Broken for Service: 31 Daily Devotional Reflections for Child Development Professionals, published in June 2016, after what she described as a heartfelt experience in 2010 while serving in the Dominican Republic (DR).

“In 2010 I went to the DR as a missionary in the compassionate ministries. I went to child development centres and the DR has the most Nazarene child development centres — over 30. I went to about 20 of them. I was sponsoring a little girl and you’re not supposed to meet your sponsor, but because of my position they showed me, and when I saw where she lived and other places I broke down and was inconsolable,” she said.

“I was here in Jamaica sponsoring this little girl in DR and you think you’re doing a good job until you meet upon eight, nine persons living in one room. It’s so different. Sometimes we think we’re poor here, but poverty is real in other areas, so we have to look at other perspectives. I thought about that and persons working in the child development centres, what they had to do. I felt like milk running through a jar; I was broken.

[But then] I realised that everything God used in the Bible was broken — the broken bread, broken alabaster jar, David’s spirit had to be broken, the temple curtain was broken in order for people to have direct access, broken tombs, broken years of prosperity when Egypt experienced lack, the broken silence of Job… My book is an inspirational tool to parents, teachers, child development professionals, anyone who wants to be an advocate for a child and managers,” Thompson said.

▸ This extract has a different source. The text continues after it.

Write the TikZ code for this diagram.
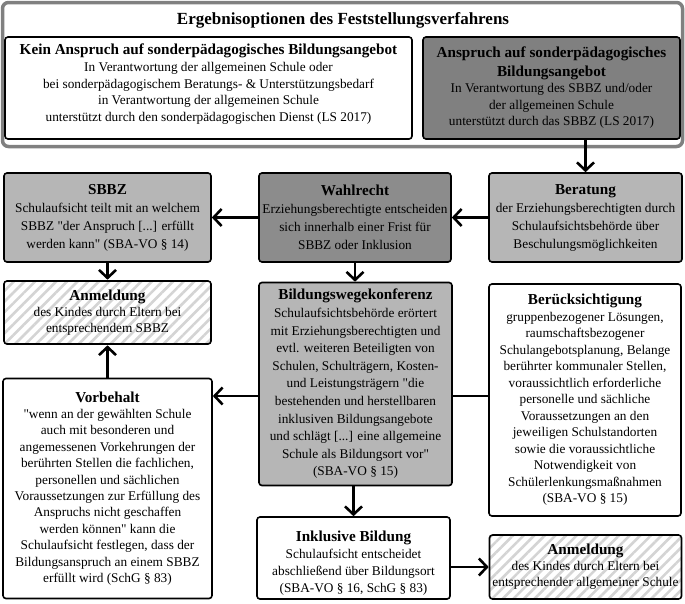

Thompson, who’s also the owner and operator of a new company, Trésors et Cadeaux (treasures and gifts), enjoys making her own creations which she names off notable Bible characters and gifts them to individuals who may have similarities to those characters.

Also a wife and mother of one son, she has worked as a reporter for the now defunct Jamaica Herald where she contributed to a section in the Love Herald called Childlike Faith, where she interviewed children who had accepted Christ or were making a difference, and worked as a co-host with her pastor for 10 years on Love 101’s Nazarene Connection before it was cancelled. She currently contributes to TBC Radio’s Holiness Today.

Thompson, who has been to every continent except Australia and Antarctica, also holds fast to a saying she coined — ‘Channel Only, God will get the glory’, and the motto of Quebec — Je me souviens (I remember).

“I call myself the Channel Only author. Everything I do is channelled through Him and if you think of it that way, you think of serving people. Je me souviens — if I’m having a bad day, I remember I also have good days. If I feel like I don’t want to be your friend, I remember when you were there for me,” she said.